I was mad, mostly because I was surprised that my wife didn’t know me better and how much I felt this purchase was disconnected from the things I believe in. It was less about the money, but more about the whole environment + anti-social aspect of the whole thing. What’s next, only the rich can afford water because nobody wants to support tap water? No way. She canceled her order the next day, but she still wanted to make a few points. One, which I disagree with, is that she believes the minerals in these mountain waters are good for health, better than what we can find in tap water (statistically and historically, due to the lack of regulation, it is actually more likely for mineral water to be bad for your health than tap water, but my wife generally trusts word of mouth more than scientific and statistical evidence. It’s no surprise that the companies behind bottled water have spent decades using the power of marketing to make people believe their stuff is worth its price). The second one is that she’s looking for ideas to get our kids to drink more water (vs milk or sweet juices). Her third point was that these machines also instantly provide boiling hot water, which would be very useful now since we have a baby who needs her bottles to be prepared with a specific temperature. To that point I replied she would not be needing her milk for very long, and that is just a temporary pain point that does not require us to subscribe to an expensive water delivery service for 3 years.

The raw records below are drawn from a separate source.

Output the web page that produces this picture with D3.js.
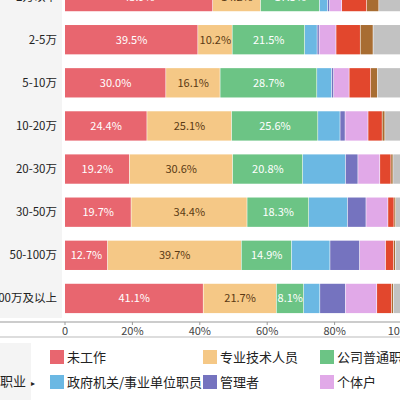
<!DOCTYPE html><html><head><meta charset="utf-8"><script src="https://cdn.jsdelivr.net/npm/d3@7"></script>
<style>body{margin:0;background:#fff}</style></head><body><svg width="400" height="400"></svg><script>
const categories=["2万以下","2-5万","5-10万","10-20万","20-30万","30-50万","50-100万","100万及以上"];
const seriesNames=["未工作","专业技术人员","公司普通职员","政府机关/事业单位职员","管理者","个体户","自由职业","农民","其他"];
const colors=["#e8666f","#f5c886","#6cc485","#6bb8e3","#7573bf","#e1a9e8","#e2472d","#a86d32","#c2c2c2"];
const v0=[43.9,39.5,30.0,24.4,19.2,19.7,12.7,41.1];
const v1=[14.2,10.2,16.1,25.1,30.6,34.4,39.7,21.7];
const v2=[17.5,21.5,28.7,25.6,20.8,18.3,14.9,8.1];
const v3=[2.4,3.7,4.4,6.6,12.7,11.5,11.4,4.8];
const v4=[0.6,0.6,0.6,1.5,3.7,5.5,8.8,7.6];
const v5=[3.6,5.0,4.6,6.8,6.5,6.5,7.7,9.3];
const v6=[7.4,7.2,6.4,4.2,3.3,1.8,2.4,4.4];
const v7=[3.6,3.8,2.0,0.8,0.6,0.5,0.5,0.5];
const v8=[6.8,8.5,7.2,5.0,2.6,1.8,1.9,2.5];
const series=[v0,v1,v2,v3,v4,v5,v6,v7,v8];
const ticks=[0,20,40,60,80,100];
const svg=d3.select("svg");
const font="'Noto Sans CJK SC','Noto Sans',sans-serif";
const x=d3.scaleLinear().domain([0,100]).range([65,402]);
const y=d3.scaleBand().domain(categories).range([-25,320]).paddingInner(0.32).paddingOuter(0.16);
svg.append("rect").attr("x",0).attr("y",0).attr("width",62).attr("height",318).attr("fill","#f4f4f4");
categories.forEach((c,i)=>{
  let acc=0;
  series.forEach((s,k)=>{
    const v=s[i];
    svg.append("rect").attr("x",x(acc)).attr("y",y(c)).attr("width",x(acc+v)-x(acc)-0.6).attr("height",y.bandwidth()).attr("fill",colors[k]);
    if(k<3&&v>=8){
      svg.append("text").attr("x",(x(acc)+x(acc+v))/2).attr("y",y(c)+y.bandwidth()/2+4).attr("text-anchor","middle")
        .attr("font-family",font).attr("font-size",11).attr("fill",k==1?"#5a3a14":"#fff").text(v.toFixed(1)+"%");
    }
    acc+=v;
  });
  svg.append("text").attr("x",57).attr("y",y(c)+y.bandwidth()/2+4).attr("text-anchor","end").attr("font-family",font).attr("font-size",11.5).attr("fill","#222").text(c);
});
svg.append("line").attr("x1",0).attr("x2",400).attr("y1",322).attr("y2",322).attr("stroke","#999");
svg.append("line").attr("x1",0).attr("x2",400).attr("y1",337).attr("y2",337).attr("stroke","#bbb");
ticks.forEach(t=>{
  svg.append("line").attr("x1",x(t)).attr("x2",x(t)).attr("y1",322).attr("y2",325).attr("stroke","#999");
  svg.append("text").attr("x",x(t)).attr("y",335).attr("text-anchor","middle").attr("font-family",font).attr("font-size",11).attr("fill","#444").text(t===0?"0":t+"%");
});
svg.append("rect").attr("x",0).attr("y",343).attr("width",31).attr("height",57).attr("fill","#f4f4f4");
svg.append("text").attr("x",0).attr("y",386).attr("font-family",font).attr("font-size",13).attr("fill","#222").text("职业");
svg.append("text").attr("x",31).attr("y",386).attr("font-family",font).attr("font-size",8).attr("fill","#222").text("▸");
const lx=[50,203,320];
seriesNames.forEach((n,k)=>{
  const col=k%3,row=Math.floor(k/3);
  const yy=350+row*25;
  svg.append("rect").attr("x",lx[col]).attr("y",yy).attr("width",14).attr("height",14).attr("fill",colors[k]);
  svg.append("text").attr("x",lx[col]+17).attr("y",yy+12).attr("font-family",font).attr("font-size",13).attr("fill","#222").text(n);
});
</script></body></html>
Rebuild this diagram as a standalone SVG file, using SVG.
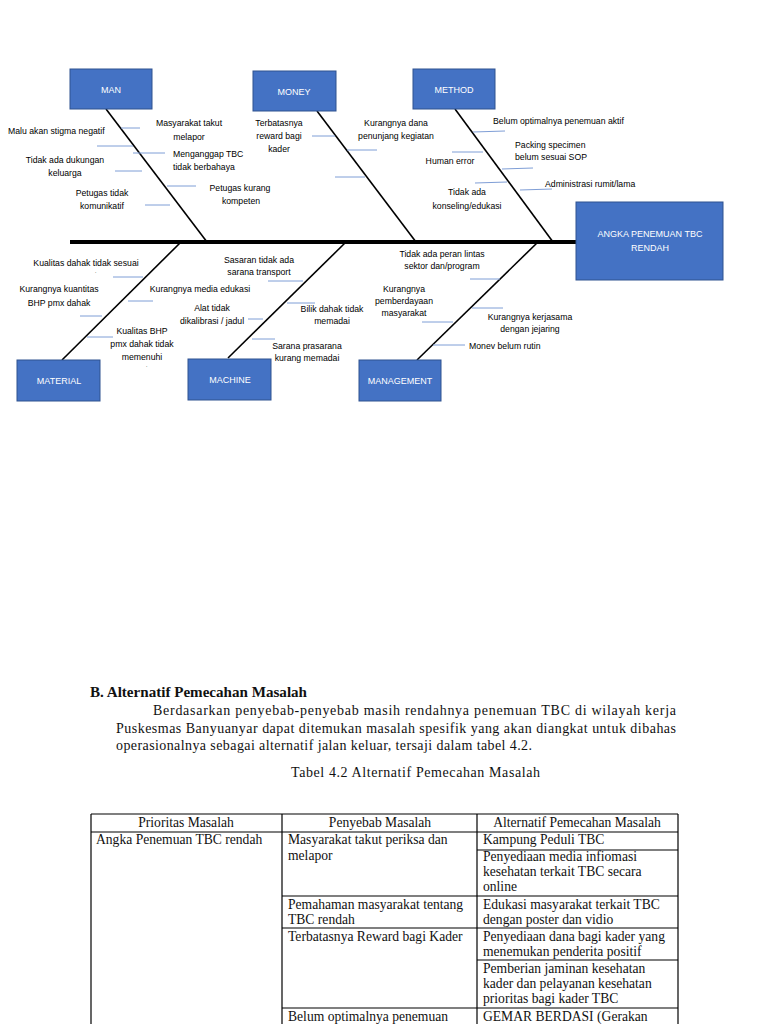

I looked into water dispensers that would directly connect to the tap, sadly those are expensive to buy and to install. And since I don’t really see the benefits of doing so, I gave up pretty quickly.
I believe my wife is growing tired of some of our frugal aspects, some of which she thinks are actually holding us back in the long run. I’m just hoping this frustration will not turn into more purchases that I personally think are not helping.
A new country, a new life, and we have to adapt our frugal habits. Some of the things work well, others need to be slightly tweaked. Both my wife and I are also visibly loosening our frugal habits, which is ok in the short term, although I do hope that 1) it won’t become a habit for both of us and 2) we will align on what purchases make sense.